The Tribunal made several key findings with respect to the OFA, including:
- Self-Determination is a Fundamental Human Right In its decision, the Tribunal reaffirmed that self‑determination is a fundamental human right and found that children’s fundamental right to grow up within their families and communities is best protected when First Nations make decisions for their own children. Under the OFA, First Nations decide how to allocate funding across key child and family services in their own communities – including prevention. The Tribunal stated that the OFA is an exercise of and upholds First Nations’ right to self-determination by “empowering communities to shape their own child and family services, including deciding who will deliver key services, particularly in the area of prevention, based on their own priorities and choices.”
- OFA Delivers on Substantive Equality The Tribunal emphasized that “at the heart of this entire case is the principle of substantive equality.” The Tribunal found that the OFA delivers on substantive equality by responding to actual needs, recognizing remoteness and regional realities, and shifting decision‑making authority to First Nations. Substantive equality ensures that the real and specific needs of First Nations children and families are accounted for and take into account their historical disadvantages, intergenerational traumas, barriers, unique circumstances, etc.
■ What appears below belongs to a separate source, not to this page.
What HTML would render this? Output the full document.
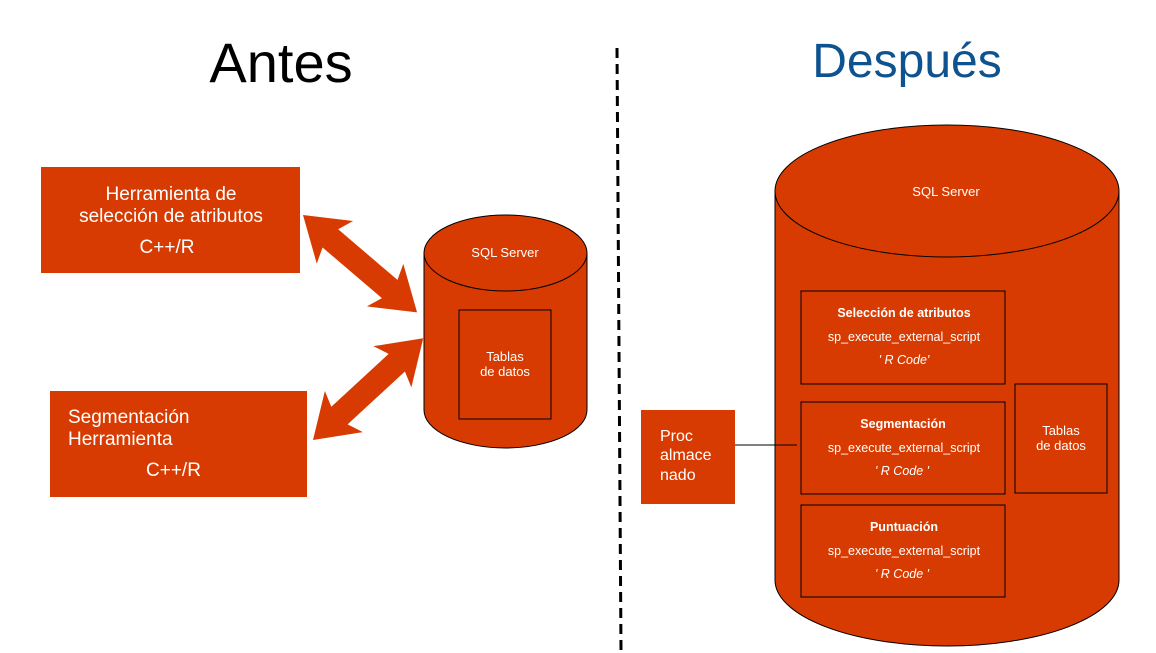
<!DOCTYPE html>
<html><head><meta charset="utf-8"><style>
body{margin:0;background:#fff;}
svg{display:block;font-family:"Liberation Sans",sans-serif;}
</style></head><body>
<svg width="1156" height="653" viewBox="0 0 1156 653" xmlns="http://www.w3.org/2000/svg">
<defs>
<g id="darr">
<polygon points="0,0 42,-28 36,-12 114,-12 108,-28 150,0 108,28 114,12 36,12 42,28" fill="#D83B01"/>
</g>
</defs>
<text x="281" y="82" font-size="56" text-anchor="middle" fill="#000" font-weight="300">Antes</text>
<text x="907" y="77" font-size="48" text-anchor="middle" fill="#0E5390">Después</text>
<line x1="617" y1="48" x2="621" y2="650" stroke="#000" stroke-width="3" stroke-dasharray="10,6"/>
<rect x="41" y="167" width="259" height="106" fill="#D83B01"/>
<text fill="#fff" font-size="19" text-anchor="middle"><tspan x="171" y="200">Herramienta de</tspan><tspan x="171" y="222">selección de atributos</tspan><tspan x="167" y="253">C++/R</tspan></text>
<rect x="50" y="391" width="257" height="106" fill="#D83B01"/>
<text fill="#fff" font-size="19"><tspan x="68" y="423">Segmentación</tspan><tspan x="68" y="445">Herramienta</tspan><tspan x="146" y="476">C++/R</tspan></text>
<g transform="translate(303,215) rotate(40.5)"><use href="#darr"/></g>
<g transform="translate(313,440) rotate(-42.7)"><use href="#darr"/></g>
<path d="M424,253 L424,410 A81.5,38 0 0 0 587,410 L587,253 Z" fill="#D83B01" stroke="#000" stroke-width="1"/>
<ellipse cx="505.5" cy="253" rx="81.5" ry="38" fill="#D83B01" stroke="#000" stroke-width="1"/>
<text x="505" y="257" font-size="13" fill="#fff" text-anchor="middle">SQL Server</text>
<rect x="459" y="310" width="92" height="109" fill="none" stroke="#000"/>
<text fill="#fff" font-size="13" text-anchor="middle"><tspan x="505" y="361">Tablas</tspan><tspan x="505" y="376">de datos</tspan></text>
<path d="M775,191 L775,580 A172,66 0 0 0 1119,580 L1119,191 Z" fill="#D83B01" stroke="#000" stroke-width="1"/>
<ellipse cx="947" cy="191" rx="172" ry="66" fill="#D83B01" stroke="#000" stroke-width="1"/>
<text x="946" y="196" font-size="13" fill="#fff" text-anchor="middle">SQL Server</text>
<rect x="641" y="410" width="94" height="94" fill="#D83B01"/>
<text fill="#fff" font-size="16"><tspan x="660" y="441">Proc</tspan><tspan x="660" y="460">almace</tspan><tspan x="660" y="480">nado</tspan></text>
<line x1="735" y1="445" x2="797" y2="445" stroke="#000"/>
<g fill="none" stroke="#000" stroke-width="1">
<rect x="801" y="291" width="204" height="93"/>
<rect x="801" y="402" width="204" height="92"/>
<rect x="801" y="505" width="204" height="92"/>
<rect x="1015" y="384" width="92" height="109"/>
</g>
<g fill="#fff" font-size="12.5" text-anchor="middle">
<text x="904" y="317" font-weight="bold">Selección de atributos</text>
<text x="904" y="341">sp_execute_external_script</text>
<text x="904" y="364" font-style="italic">' R Code'</text>
<text x="903" y="428" font-weight="bold">Segmentación</text>
<text x="904" y="452">sp_execute_external_script</text>
<text x="902" y="475" font-style="italic">' R Code '</text>
<text x="904" y="531" font-weight="bold">Puntuación</text>
<text x="904" y="555">sp_execute_external_script</text>
<text x="902" y="578" font-style="italic">' R Code '</text>
<text x="1061" y="435" font-size="13">Tablas</text>
<text x="1061" y="450" font-size="13">de datos</text>
</g>
</svg>
</body></html>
- Canada’s Human Rights Obligations Remain The Tribunal reaffirmed that Canada cannot contract out of its human rights obligations, and that its order against Canada to cease the systemic discrimination found is permanent. The Tribunal made clear that increased First Nations control under the OFA does not lessen Canada’s legal obligations. Canada remains fully responsible for complying with the Canadian Human Rights Act. The Tribunal also held that its previous decisions should remain foundational in interpreting and applying the OFA.
- New Tools and Safeguards in Line with Reform The OFA introduces the Remoteness Quotient, a NAN-led funding adjustment developed through the NAN-Canada Remoteness Quotient Table to better reflect the true costs of delivering FNCFS Services in remote and northern communities. The Tribunal recognized it as “an important, ground‑breaking, innovative and valuable tool” representing a shift towards needs-based funding. The OFA also introduces built-in safeguards including mid- and end-term Program Assessments and a commitment to co-develop a successor program following the OFA’s expiry. The Tribunal found that these safeguards are “entirely in line with the Tribunal’s views on reform”.
Next Steps
The Tribunal’s approval of the OFA represents a significant step toward substantive equality in First Nations child and family services in Ontario. Provided no appeal is filed, the OFA will take effect 60 days from the date of approval and will apply province-wide, except to Taykwa Tagamou Nation (“TTN”) and Chippewas of Georgina Island First Nation (“GIFN”), who were granted exemptions from the Tribunal. The exemptions were granted because TTN and the GIFN intervened in the OFA approval motion in opposition, and the Tribunal found that their distinct circumstances warranted an exemption and ordered Canada to consult with them on a path forward.
Once in effect, COO, NAN, and Canada will engage in the important work of implementing the OFA, and work together to ensure that the promises and principles of the OFA are upheld and inform a new era of the FNCFS Program in Ontario for generations to come.